Online texten als Gratwanderung
Ziel des Tageseminars war es, die Teilnehmenden für die Gesetzmässigkeiten des Mediums Internet zu sensibilisieren und Ihnen die wichtigsten Grundregeln für Web-Texte zu vermitteln und zu erläutern. Denn was nützt es nur zu wissen, dass Online-Medien nach kurz gefassten Texten verlangen. Es gilt vielmehr, das dem Medium Internet immanente Potential zu nutzen. Margrit Stucki formuliert diesen Umstand so: «Onlinegerechte Textgestaltung gleicht einer Gratwanderung zwischen abgehacktem Stakkato-Stil und endloser Bleiwüste.» Für sie liegt die Lösung des Problems im Medium selbst, denn «eine sinnvolle Verlinkung und Themensplitting sind Merkmale einer gut gemachten Site».

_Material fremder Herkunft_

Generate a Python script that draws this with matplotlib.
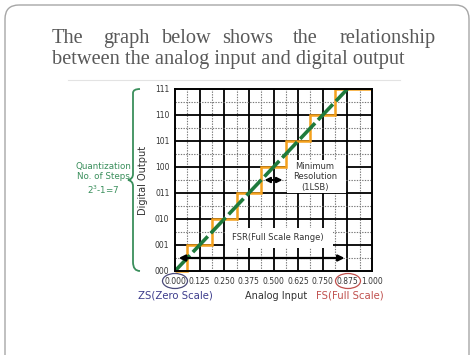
import numpy as np
import matplotlib.pyplot as plt
from matplotlib.patches import FancyBboxPatch, Ellipse, PathPatch
from matplotlib.path import Path

# data
codes = ['000', '001', '010', '011', '100', '101', '110', '111']
x_ticks = [0.0, 0.125, 0.25, 0.375, 0.5, 0.625, 0.75, 0.875, 1.0]
x_labels = ['0.000', '0.125', '0.250', '0.375', '0.500', '0.625', '0.750', '0.875', '1.000']
step_edges = [0.0, 0.0625, 0.1875, 0.3125, 0.4375, 0.5625, 0.6875, 0.8125, 1.0]
step_levels = [0, 1, 2, 3, 4, 5, 6, 7]
ideal_x = [0.0, 0.875]
ideal_y = [0, 7]

W, H = 474, 355
fig = plt.figure(figsize=(W / 100, H / 100), dpi=100)
fig.patch.set_facecolor('white')

def px(x0, y0, x1, y1):
    # pixel box -> figure fraction rect
    return [x0 / W, 1 - y1 / H, (x1 - x0) / W, (y1 - y0) / H]

ax = fig.add_axes(px(175, 89, 372, 271))
ax.set_xlim(0, 1.0)
ax.set_ylim(0, 7)

# grid: solid majors, dotted minors
for xv in np.arange(0.0625, 1.0, 0.0625):
    major = abs(xv / 0.125 - round(xv / 0.125)) < 1e-6
    if major:
        ax.axvline(xv, color='black', lw=1.3, zorder=1)
    else:
        ax.axvline(xv, color='#777777', lw=0.8, ls=(0, (1.2, 1.2)), zorder=1)
for yv in np.arange(0.5, 7, 0.5):
    if yv % 1 == 0:
        ax.axhline(yv, color='black', lw=1.3, zorder=1)
    else:
        ax.axhline(yv, color='#777777', lw=0.8, ls=(0, (1.2, 1.2)), zorder=1)

# white label boxes hiding the grid
ax.add_patch(plt.Rectangle((0.255, 0.88), 0.545, 0.77, facecolor='white', edgecolor='none', zorder=2))
ax.add_patch(plt.Rectangle((0.57, 3.0), 0.30, 1.27, facecolor='white', edgecolor='none', zorder=2))

ax.stairs(step_levels, step_edges, baseline=None, color='#f5a11c', lw=1.8, zorder=3, clip_on=False)
ax.plot(ideal_x, ideal_y, color='#1f7a3c', lw=2.6, ls=(0, (6, 1.2)), zorder=4)

ax.annotate('', xy=(0.005, 0.5), xytext=(0.875, 0.5),
            arrowprops=dict(arrowstyle='<|-|>', color='black', lw=1.6, mutation_scale=9), zorder=5)
ax.annotate('', xy=(0.44, 3.5), xytext=(0.56, 3.5),
            arrowprops=dict(arrowstyle='<|-|>', color='black', lw=1.4, mutation_scale=8), zorder=5)
ax.text(0.523, 1.27, 'FSR(Full Scale Range)', fontsize=6.0, color='#333333',
        ha='center', va='center', zorder=6)
ax.text(0.71, 3.62, 'Minimum\nResolution\n(1LSB)', fontsize=6.0, color='#333333',
        ha='center', va='center', linespacing=1.2, zorder=6)

ax.set_xticks(x_ticks)
ax.set_xticklabels(x_labels)
ax.set_yticks(range(len(codes)))
ax.set_yticklabels(codes)
ax.tick_params(length=0, labelsize=5.5, colors='#333333', pad=4)
for s in ax.spines.values():
    s.set_linewidth(1.4)
    s.set_zorder(6)

# overlay in pixel coordinates for slide decorations
ov = fig.add_axes([0, 0, 1, 1], zorder=10)
ov.set_xlim(0, W)
ov.set_ylim(H, 0)
ov.axis('off')
ov.patch.set_alpha(0)

ov.add_patch(FancyBboxPatch((5, 5), 464, 420, boxstyle='round,pad=0,rounding_size=14',
                            facecolor='none', edgecolor='#a6a6a6', lw=1.0))
ov.plot([68, 400], [80, 80], color='#e3e3e3', lw=0.8)

title_font = dict(family='Liberation Serif', fontsize=14.7, color='#595959', va='baseline')
for word, xw in zip(['The', 'graph', 'below', 'shows', 'the', 'relationship'],
                    [52, 103, 162, 222, 293, 340]):
    ov.text(xw, 43, word, **title_font)
ov.text(52, 64, 'between the analog input and digital output', **title_font)

ov.text(143, 180, 'Digital Output', rotation=90, fontsize=7, color='#333333', ha='center', va='center')

green = '#3a8f5c'
brace = Path([(140, 89), (133, 89), (133, 93), (133, 100),
              (133, 174), (133, 179), (128, 180),
              (133, 181), (133, 186), (133, 262),
              (133, 271), (140, 271)],
             [Path.MOVETO, Path.CURVE3, Path.CURVE3, Path.LINETO,
              Path.LINETO, Path.CURVE3, Path.CURVE3,
              Path.CURVE3, Path.CURVE3, Path.LINETO,
              Path.CURVE3, Path.CURVE3])
ov.add_patch(PathPatch(brace, facecolor='none', edgecolor=green, lw=1.3))
ov.text(103, 179, 'Quantization\nNo. of Steps\n$2^3$-1=7', fontsize=6.3, color=green,
        ha='center', va='center', linespacing=1.25)

ov.add_patch(Ellipse((175, 281), 25, 15, facecolor='none', edgecolor='#4a4a7a', lw=0.9))
ov.add_patch(Ellipse((348, 281), 25, 15, facecolor='none', edgecolor='#c0504d', lw=0.9))
ov.text(175, 296, 'ZS(Zero Scale)', fontsize=7.3, color='#3c3c8c', ha='center', va='center')
ov.text(276, 296, 'Analog Input', fontsize=7, color='#333333', ha='center', va='center')
ov.text(350, 296, 'FS(Full Scale)', fontsize=7.3, color='#c0504d', ha='center', va='center')

fig.savefig('out.png', dpi=100)
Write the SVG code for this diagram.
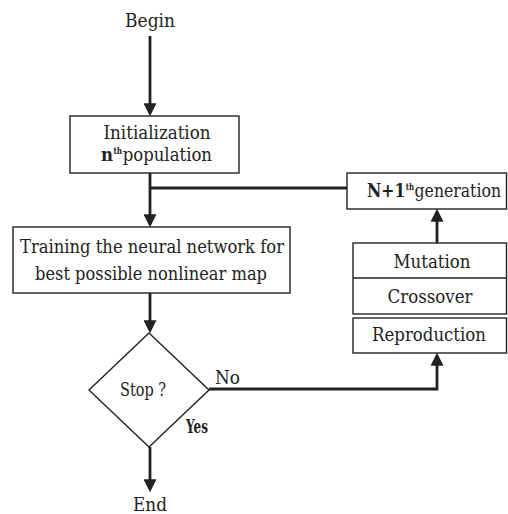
<svg xmlns="http://www.w3.org/2000/svg" width="508" height="514" viewBox="0 0 508 514">
  <style>
    .box { fill: #fff; stroke: #222; stroke-width: 1.4; }
    .t { font-family: 'DejaVu Serif', serif; font-size: 19px; fill: #222; }
    .c { text-anchor: middle; }
    .b { font-weight: bold; }
    .sup { font-size: 8.5px; font-weight: bold; }
    .conn { fill: none; stroke: #222; stroke-width: 2.8; }
  </style>
  <defs>
    <marker id="ah" viewBox="0 0 12 12" markerUnits="userSpaceOnUse" markerWidth="13" markerHeight="13" refX="9" refY="6" orient="auto">
      <path d="M0,0 L12,6 L0,12 z" fill="#222"/>
    </marker>
  </defs>
  <rect width="508" height="514" fill="#fff"/>

  <g id="connectors">
    <line class="conn" x1="150" y1="36" x2="150" y2="113" marker-end="url(#ah)"/>
    <line class="conn" x1="150" y1="173" x2="150" y2="224" marker-end="url(#ah)"/>
    <line class="conn" x1="150" y1="188" x2="347" y2="188"/>
    <line class="conn" x1="150" y1="293" x2="150" y2="330" marker-end="url(#ah)"/>
    <line class="conn" x1="150" y1="447" x2="150" y2="489" marker-end="url(#ah)"/>
    <polyline class="conn" points="209,389 437,389 437,356" marker-end="url(#ah)"/>
    <line class="conn" x1="437" y1="243" x2="437" y2="212" marker-end="url(#ah)"/>
  </g>

  <g id="begin">
    <text class="t c" x="150" y="27" textLength="50" lengthAdjust="spacingAndGlyphs">Begin</text>
  </g>

  <g id="init">
    <rect class="box" x="70" y="116" width="169" height="57"/>
    <text class="t c" x="157" y="139" textLength="107" lengthAdjust="spacingAndGlyphs">Initialization</text>
    <text class="t" x="101" y="161" textLength="111" lengthAdjust="spacingAndGlyphs"><tspan class="b">n</tspan><tspan class="sup" dx="0.5" dy="-7">th</tspan><tspan dx="0.5" dy="7">population</tspan></text>
  </g>

  <g id="training">
    <rect class="box" x="13" y="227" width="277" height="66"/>
    <text class="t c" x="152" y="253" textLength="264" lengthAdjust="spacingAndGlyphs">Training the neural network for</text>
    <text class="t c" x="151" y="280" textLength="232" lengthAdjust="spacingAndGlyphs">best possible nonlinear map</text>
  </g>

  <g id="stop">
    <polygon class="box" points="149,333 209,390 149,447 89,390"/>
    <text class="t" x="120" y="396" font-size="18" textLength="46" lengthAdjust="spacingAndGlyphs">Stop ?</text>
  </g>

  <g id="labels">
    <text class="t" x="215" y="384" textLength="25" lengthAdjust="spacingAndGlyphs">No</text>
    <text class="t b" x="186" y="433" font-size="13" textLength="22" lengthAdjust="spacingAndGlyphs">Yes</text>
  </g>

  <g id="end">
    <text class="t c" x="150" y="511" textLength="34" lengthAdjust="spacingAndGlyphs">End</text>
  </g>

  <g id="nextgen">
    <rect class="box" x="347" y="173" width="159.5" height="36"/>
    <text class="t" x="367" y="197" font-size="18" textLength="134" lengthAdjust="spacingAndGlyphs"><tspan class="b">N+1</tspan><tspan class="sup" dx="0.5" dy="-7">th</tspan><tspan dx="0.5" dy="7">generation</tspan></text>
  </g>

  <g id="mutation-crossover">
    <rect class="box" x="353" y="243" width="153.5" height="71"/>
    <line x1="353" y1="278" x2="506.5" y2="278" stroke="#222" stroke-width="1.4"/>
    <text class="t c" x="432" y="268" textLength="77" lengthAdjust="spacingAndGlyphs">Mutation</text>
    <text class="t c" x="430" y="303" textLength="85" lengthAdjust="spacingAndGlyphs">Crossover</text>
  </g>

  <g id="reproduction">
    <rect class="box" x="353" y="318" width="153.5" height="35"/>
    <text class="t c" x="429" y="341" textLength="114" lengthAdjust="spacingAndGlyphs">Reproduction</text>
  </g>
</svg>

Nebst eingehender Behandlung und praktischen Übungen zu Textelementen und Schreibstil wurden onlinegerechte Typografie und Layout vorgestellt. An dieser Stelle präsentierte die Kursleiterin Highlights aus dem Web. Darunter auch die Websites der Nestlé AG www.nestle.com und der altbekannten, aber virtuell topaktuellen Nivea www.nivea.de. Schade, dass ausgerechnet die Macher der für die Demonstration der falschen Schriftwahl vorgesehenen Site den Makel erkannt und beseitigt hatten. Dafür bestätigt sich einmal mehr, dass eine Website zwar gut konzipiert und sorgfältig realisiert werden muss, aber immer ein Work-in-progress bleibt, das noch verbessert werden kann.

Ungenutztes Potential
Als Rosinen dürfen die Tipps und Tricks für einen virtuosen Umgang mit Links und Navigationshilfen – den Brücken, die durch den Text führen – und der, leider etwas knappe, Exkurs ins Webmarketing bezeichnet werden. Nur ein kleiner Test: Wissen Sie wozu Meta-Tags taugen? Wenn nicht und wenn Sie sich wundern, warum niemand auf Ihrer kunstvoll und raffiniert gestalteten Website Halt macht, dann sind Sie ein Fall fürs Online-Seminar. Denn nicht wenige Teilnehmende hatten gegen Schluss des Seminars ihr ganz persönliches Aha-Erlebnis. Die Reaktionen reichten von «wertvolle Unterlagen zum praktischen Arbeiten» bis zu «jetzt schaue ich unsere Website an und werde sie 'duresträhle' anhand der Hinweise». Vermutlich liessen sich aber alle durch das Seminar anregen, sich intensiver mit Internet-Kommunikation, Webmarketing oder auch E-Commerce zu beschäftigen, denn: « Es reisst Themen an, die man dann vertiefen möchte».

Das war ja auch das Ziel, das Internet als Teil des Medienmix zu erfassen und dessen Möglichkeiten auszuloten. Und als Wichtigstes, zu erkennen, das Medium selbst und die User vorgeben, wie Kommunikation und Vermittlung von Information zu gestalten sind. Auch gilt es, sich stets bewusst zu sein, dass das Internet die anderen Medien nicht verdrängt – es ist vielmehr eine Ergänzung, ein neues Medium auf dem Weg, sich von den traditionellen Medien zu emanzipieren, seine individuellen Stärken zu finden und zu entwickeln. Also bleiben Sie dran.